**BRIEF:**
Retype only the lines from the one containing "Recreate this image" through the one containing "vytlak = [50.3, 48.0, 46.1, 43.0, 40.0]", both included, word for word. Pictures stay out of the copy.

**TASK INPUT:**
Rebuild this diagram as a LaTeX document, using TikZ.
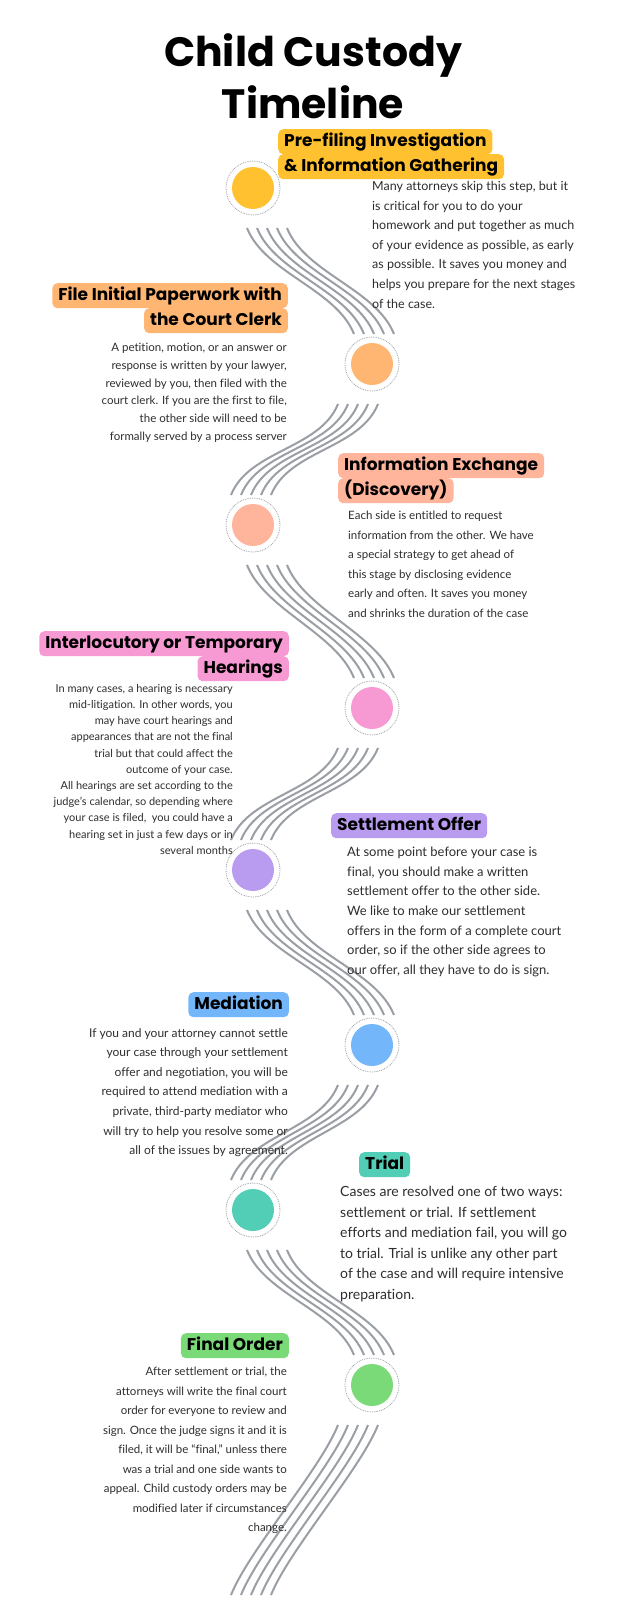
\documentclass[tikz,border=0pt]{standalone}
\usepackage{fontspec}
\setmainfont{Lato}[Ligatures=NoCommon]
\newfontfamily\hdfont{Poppins}
\usetikzlibrary{calc}
\definecolor{cA}{HTML}{FFC12F}
\definecolor{cB}{HTML}{FFB672}
\definecolor{cC}{HTML}{FFB49C}
\definecolor{cD}{HTML}{F79AD3}
\definecolor{cE}{HTML}{B99CF0}
\definecolor{cF}{HTML}{73B6FA}
\definecolor{cG}{HTML}{52CDB6}
\definecolor{cH}{HTML}{7ADA78}
\definecolor{wavec}{HTML}{9A9FA6}
\definecolor{txt}{HTML}{2E2E2E}
\tikzset{
 stop/.style={circle,minimum size=42pt,inner sep=0pt},
 ring/.style={draw=wavec,densely dotted,line width=0.8pt},
 wave/.style={draw=wavec,line width=2pt},
 hd/.style={rounded corners=5pt,inner xsep=6pt,inner ysep=4pt,text height=13pt,text depth=4pt,font=\hdfont\fontsize{17}{20}\selectfont\bfseries,text=black},
 bodyL/.style={anchor=north west,align=left,inner sep=0pt,text=txt},
 bodyR/.style={anchor=north east,align=right,inner sep=0pt,text=txt},
}
\begin{document}
\begin{tikzpicture}[x=1pt,y=-1pt]
\useasboundingbox[fill=white] (0,0) rectangle (640,1600);
\node[font=\hdfont\fontsize{41}{52}\selectfont\bfseries,align=center] (title) at (313,76) {Child Custody\\Timeline};
% stops
\foreach \n/\x/\y/\c in {n1/253/188/cA,n2/372/364/cB,n3/253/525/cC,n4/372/708/cD,n5/253/870/cE,n6/372/1045/cF,n7/253/1210/cG,n8/372/1385/cH}{
  \node[stop,fill=\c] (\n) at (\x,\y) {};
  \draw[ring] (\n.center) circle (27);
}
\coordinate (bot) at (253,1625);
% waves
\foreach \a/\b in {n1/n2,n3/n4,n5/n6,n7/n8}{
  \foreach \k in {-2,...,2}{
    \draw[wave] ($(\a)+(\k*10+14,40)$) .. controls ($(\a)+(\k*10+32,85)$) and ($(\b)+(\k*10-16,-75)$) .. ($(\b)+(\k*10+2,-30)$);
  }}
\foreach \a/\b in {n2/n3,n4/n5,n6/n7,n8/bot}{
  \foreach \k in {-2,...,2}{
    \draw[wave] ($(\a)+(\k*10-14,40)$) .. controls ($(\a)+(\k*10-32,85)$) and ($(\b)+(\k*10+16,-75)$) .. ($(\b)+(\k*10-2,-30)$);
  }}
% headings
\node[hd,fill=cA,anchor=north west] (h1a) at (278,129) {Pre-filing Investigation};
\node[hd,fill=cA,anchor=north west] (h1b) at (278,154) {\& Information Gathering};
\node[hd,fill=cB,anchor=north east] (h2a) at (288,283) {File Initial Paperwork with};
\node[hd,fill=cB,anchor=north east] (h2b) at (288,308) {the Court Clerk};
\node[hd,fill=cC,anchor=north west] (h3a) at (338,453) {Information Exchange};
\node[hd,fill=cC,anchor=north west] (h3b) at (338,478) {(Discovery)};
\node[hd,fill=cD,anchor=north east] (h4a) at (289,631) {Interlocutory or Temporary};
\node[hd,fill=cD,anchor=north east] (h4b) at (289,656) {Hearings};
\node[hd,fill=cE,anchor=north west] (h5) at (331,813) {Settlement Offer};
\node[hd,fill=cF,anchor=north east] (h6) at (289,992) {Mediation};
\node[hd,fill=cG,anchor=north west] (h7) at (359,1152) {Trial};
\node[hd,fill=cH,anchor=north east] (h8) at (289,1333) {Final Order};
% bodies
\node[bodyL,font=\fontsize{12.5}{19.6}\selectfont] (b1) at (372,181) {Many attorneys skip this step, but it\\is critical for you to do your\\homework and put together as much\\of your evidence as possible, as early\\as possible. It saves you money and\\helps you prepare for the next stages\\of the case.};
\node[bodyR,font=\fontsize{11.5}{17.8}\selectfont] (b2) at (287,343) {A petition, motion, or an answer or\\response is written by your lawyer,\\reviewed by you, then filed with the\\court clerk. If you are the first to file,\\the other side will need to be\\formally served by a process server};
\node[bodyL,font=\fontsize{11.5}{19.5}\selectfont] (b3) at (348,511) {Each side is entitled to request\\information from the other. We have\\a special strategy to get ahead of\\this stage by disclosing evidence\\early and often. It saves you money\\and shrinks the duration of the case};
\node[bodyR,font=\fontsize{11}{16.2}\selectfont] (b4) at (233,684) {In many cases, a hearing is necessary\\mid-litigation. In other words, you\\may have court hearings and\\appearances that are not the final\\trial but that could affect the\\outcome of your case.\\All hearings are set according to the\\judge's calendar, so depending where\\your case is filed,\ \ you could have a\\hearing set in just a few days or in\\several months};
\node[bodyL,font=\fontsize{13}{19.6}\selectfont] (b5) at (347,847) {At some point before your case is\\final, you should make a written\\settlement offer to the other side.\\We like to make our settlement\\offers in the form of a complete court\\order, so if the other side agrees to\\our offer, all they have to do is sign.};
\node[bodyR,font=\fontsize{12}{19.6}\selectfont] (b6) at (288,1028) {If you and your attorney cannot settle\\your case through your settlement\\offer and negotiation, you will be\\required to attend mediation with a\\private, third-party mediator who\\will try to help you resolve some or\\all of the issues by agreement.};
\node[bodyL,font=\fontsize{14}{20.6}\selectfont] (b7) at (340,1186) {Cases are resolved one of two ways:\\settlement or trial. If settlement\\efforts and mediation fail, you will go\\to trial. Trial is unlike any other part\\of the case and will require intensive\\preparation.};
\node[bodyR,font=\fontsize{11.5}{19.5}\selectfont] (b8) at (287,1367) {After settlement or trial, the\\attorneys will write the final court\\order for everyone to review and\\sign. Once the judge signs it and it is\\filed, it will be ``final,'' unless there\\was a trial and one side wants to\\appeal. Child custody orders may be\\modified later if circumstances\\change.};
\end{tikzpicture}
\end{document}
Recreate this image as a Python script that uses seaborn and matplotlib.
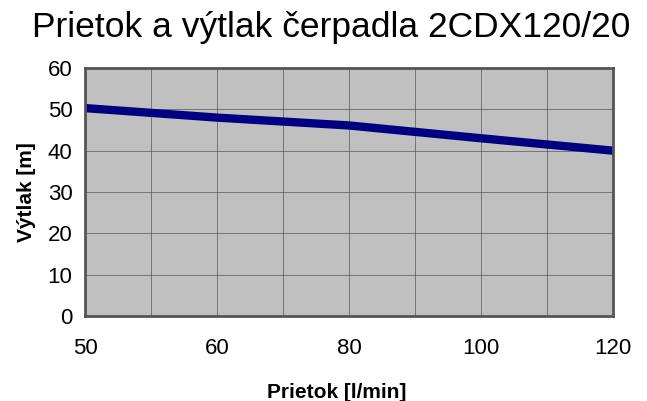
import numpy as np
import matplotlib
matplotlib.use("Agg")
import matplotlib.pyplot as plt
from matplotlib.ticker import MultipleLocator
import seaborn as sns

# data
prietok = ["50", "60", "80", "100", "120"]
vytlak = [50.3, 48.0, 46.1, 43.0, 40.0]

sns.set_style("white")
plt.rcParams['font.family'] = ['Liberation Sans', 'DejaVu Sans']
plt.rcParams['text.color'] = 'black'
plt.rcParams['axes.labelcolor'] = 'black'
plt.rcParams['xtick.color'] = 'black'
plt.rcParams['ytick.color'] = 'black'

fig = plt.figure(figsize=(6.47, 4.01), dpi=100)
ax = fig.add_axes([0.1314, 0.212, 0.816, 0.6184])

sns.pointplot(x=prietok, y=vytlak, order=prietok, color="#000080",
              markers="", linewidth=6, errorbar=None, ax=ax)

ax.set_facecolor("#c0c0c0")
ax.set_xlim(0, len(prietok) - 1)
ax.set_ylim(0, 60)
ax.yaxis.set_major_locator(MultipleLocator(10))
ax.xaxis.set_minor_locator(MultipleLocator(0.5))

ax.grid(True, which="both", color="#444444", linewidth=0.6, alpha=0.7)
ax.set_axisbelow(True)
for s in ax.spines.values():
    s.set_visible(True)
    s.set_color("#555555")
    s.set_linewidth(2)

ax.tick_params(axis="both", which="major", direction="out", length=6,
               width=0.8, color="#888888", labelsize=16, labelcolor="black", pad=3)
ax.tick_params(axis="x", which="minor", length=0)
ax.tick_params(axis="x", pad=10)

ax.set_xlabel("Prietok [l/min]", fontsize=15, fontweight="bold")
ax.set_ylabel("Výtlak [m]", fontsize=15, fontweight="bold")
ax.xaxis.set_label_coords(0.477, -0.27)
ax.yaxis.set_label_coords(-0.093, 0.5)
fig.suptitle("Prietok a výtlak čerpadla 2CDX120/20", fontsize=25.5, x=0.512, y=0.972)

fig.savefig("out.png", dpi=100)
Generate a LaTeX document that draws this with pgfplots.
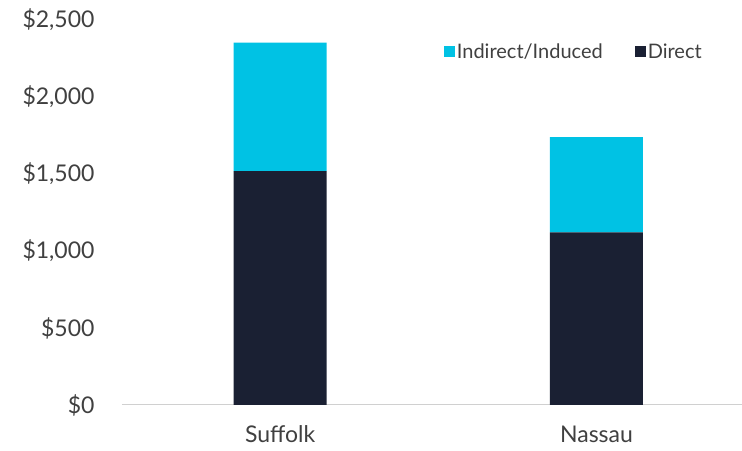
\documentclass[border=0pt]{standalone}
\usepackage{pgfplots}
\pgfplotsset{compat=1.18}
\usepackage{fontspec}
\setmainfont{Lato}
\definecolor{navy}{HTML}{1A2033}
\definecolor{cyanbar}{HTML}{00C2E4}
\definecolor{txt}{HTML}{404040}
\definecolor{axisgray}{HTML}{D0D0D0}

\begin{document}
\begin{tikzpicture}
\begin{axis}[
    scale only axis,
    width=620pt, height=385pt,
    ybar stacked,
    bar width=93pt,
    xmin=-0.5, xmax=1.46,
    ymin=0, ymax=2500,
    xtick={0,1},
    xticklabels={Suffolk,Nassau},
    ytick={0,500,1000,1500,2000,2500},
    yticklabels={{\$0},{\$500},{\$1,000},{\$1,500},{\$2,000},{\$2,500}},
    axis x line*=bottom,
    axis y line*=left,
    x axis line style={axisgray, line width=1pt, -},
    y axis line style={draw=none},
    major tick length=0pt,
    tick style={draw=none},
    ticklabel style={font=\fontsize{23}{27}\selectfont, text=txt},
    xticklabel style={yshift=-17pt},
    yticklabel style={xshift=-24pt},
    legend columns=2,
    reverse legend,
    legend style={draw=none, fill=none, at={(0.514,0.917)}, anchor=west,
        font=\fontsize{20}{24}\selectfont, text=txt,
        /tikz/every even column/.append style={column sep=30pt}},
    legend image code/.code={\fill[#1] (0pt,-5.5pt) rectangle (11pt,5.5pt);},
    clip=false,
]
\addplot+[fill=navy, draw=none] coordinates {(0,1519) (1,1121)};
\addlegendentry{Direct}
\addplot+[fill=cyanbar, draw=none] coordinates {(0,834) (1,619)};
\addlegendentry{Indirect/Induced}
\end{axis}
\pgfresetboundingbox
\path[use as bounding box] ([xshift=-122pt,yshift=-46pt]current axis.south west) rectangle ([yshift=20pt]current axis.north east);
\end{tikzpicture}
\end{document}
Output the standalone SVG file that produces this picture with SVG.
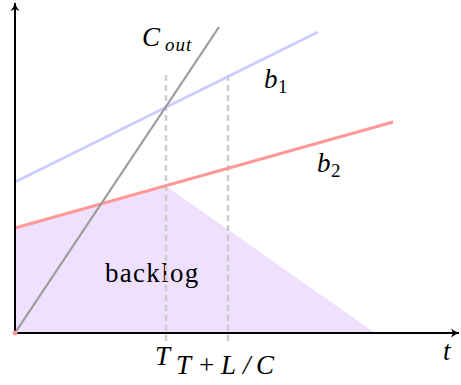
<svg xmlns="http://www.w3.org/2000/svg" width="461" height="385" viewBox="0 0 461 385">
<style>
.m{font-family:"Liberation Serif","DejaVu Serif",serif;font-style:italic;fill:#000;font-size:27px}
.n{font-family:"Liberation Serif","DejaVu Serif",serif;fill:#000;font-size:27px}
.s{font-family:"Liberation Serif","DejaVu Serif",serif;fill:#000;font-size:19px}
</style>
<defs>
<marker id="ah" markerWidth="10" markerHeight="10" refX="8" refY="5" orient="auto" markerUnits="userSpaceOnUse">
<path d="M0,0.5 Q4,4 8.5,5 Q4,6 0,9.5 L2,5 Z" fill="#000"/>
</marker>
</defs>
<rect width="461" height="385" fill="#fff"/>
<g id="backlog">
<polygon points="15,333 15,228 166,186 375,333" fill="#efe1fd"/>
<text class="n" x="105" y="282" font-size="26" letter-spacing="1.3">backlog</text>
</g>
<g id="connectors">
<line x1="166" y1="75" x2="166" y2="342" stroke="#cccccc" stroke-width="2.5" stroke-dasharray="6,4"/>
<line x1="228" y1="75" x2="228" y2="342" stroke="#cccccc" stroke-width="2.5" stroke-dasharray="6,4"/>
<line x1="15" y1="182" x2="318" y2="32" stroke="#ccccff" stroke-width="3"/>
<line x1="15" y1="228" x2="393" y2="122" stroke="#ff9999" stroke-width="3"/>
<line x1="15" y1="333" x2="219" y2="27" stroke="#999999" stroke-width="2.2"/>
<line x1="15" y1="333" x2="15" y2="3" stroke="#000" stroke-width="2" marker-end="url(#ah)"/>
<line x1="15" y1="333" x2="459" y2="333" stroke="#000" stroke-width="2" marker-end="url(#ah)"/>
<circle cx="15" cy="333" r="2.5" fill="#ff9999"/>
</g>
<g id="cout"><text class="m" x="142" y="46">C</text><text class="s" x="165" y="51" font-style="italic" letter-spacing="1">out</text></g>
<g id="b1"><text class="m" x="264" y="88">b</text><text class="s" x="278" y="93">1</text></g>
<g id="b2"><text class="m" x="317" y="172">b</text><text class="s" x="331" y="177">2</text></g>
<g id="T"><text class="m" x="155" y="365">T</text></g>
<g id="TLC">
<text class="m" x="176" y="374">T</text>
<text class="n" x="199" y="374" font-size="30">+</text>
<text class="m" x="221" y="374">L</text>
<text class="m" x="243" y="374">/</text>
<text class="m" x="256" y="374" font-size="29">C</text>
</g>
<g id="t"><text class="m" x="443" y="360">t</text></g>
</svg>
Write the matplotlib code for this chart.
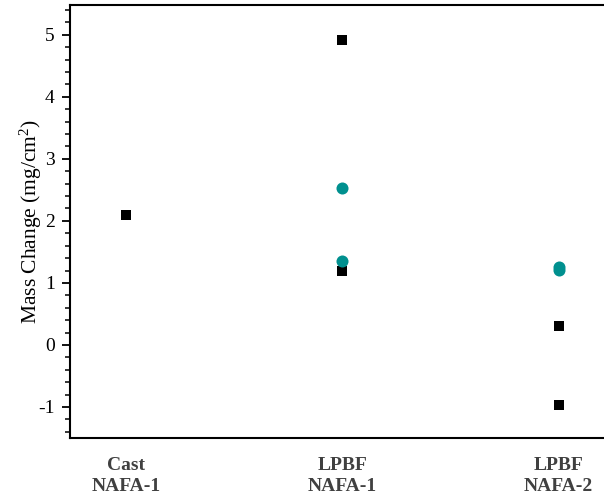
import matplotlib.pyplot as plt
from matplotlib.ticker import MultipleLocator

plt.rcParams['font.family'] = ['Liberation Serif', 'DejaVu Serif']
plt.rcParams['mathtext.fontset'] = 'custom'
plt.rcParams['mathtext.rm'] = 'Liberation Serif'
plt.rcParams['mathtext.it'] = 'Liberation Serif:italic'
plt.rcParams['mathtext.bf'] = 'Liberation Serif:bold'

categories = ["Cast\nNAFA-1", "LPBF\nNAFA-1", "LPBF\nNAFA-2"]

# black squares
sq_cat = [0, 1, 1, 2, 2]
sq_val = [2.10, 4.92, 1.20, 0.31, -0.97]

# teal circles
ci_cat = [1, 1, 2, 2]
ci_val = [2.53, 1.35, 1.25, 1.21]

fig = plt.figure(figsize=(6.04, 5.01), dpi=100)
ax = fig.add_axes([70 / 604, 63 / 501, 1 - 70 / 604, 433 / 501])

ax.scatter(sq_cat, sq_val, marker='s', s=60, color='black', zorder=3, linewidths=0)
ax.scatter(ci_cat, ci_val, marker='o', s=75, color='#00908f', zorder=3, linewidths=0)

ax.set_xlim(-0.26, 2.21)
ax.set_ylim(-1.5, 5.48)
ax.set_xticks(range(len(categories)))
ax.set_xticklabels(categories, fontsize=14, fontweight='bold', color='#404040', linespacing=1.25)
ax.tick_params(axis='x', length=0, pad=14)

ax.yaxis.set_major_locator(MultipleLocator(1))
ax.yaxis.set_minor_locator(MultipleLocator(0.2))
ax.tick_params(axis='y', which='major', direction='out', length=6, width=1.3, labelsize=14, pad=5)
ax.tick_params(axis='y', which='minor', direction='out', length=3.5, width=1.1)
ax.set_yticklabels([str(int(t)) for t in ax.get_yticks()])
ax.set_ylabel("Mass Change (mg/cm$^2$)", fontsize=15.5, labelpad=-4)

for side in ['left', 'top', 'bottom']:
    ax.spines[side].set_linewidth(1.5)
ax.spines['right'].set_visible(False)

fig.savefig("out.png", dpi=100)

**WORKED ANSWER:**
Recreate this image as a Python script that uses seaborn and matplotlib.
import numpy as np
import matplotlib
matplotlib.use("Agg")
import matplotlib.pyplot as plt
from matplotlib.ticker import MultipleLocator
import seaborn as sns

# data
prietok = ["50", "60", "80", "100", "120"]
vytlak = [50.3, 48.0, 46.1, 43.0, 40.0]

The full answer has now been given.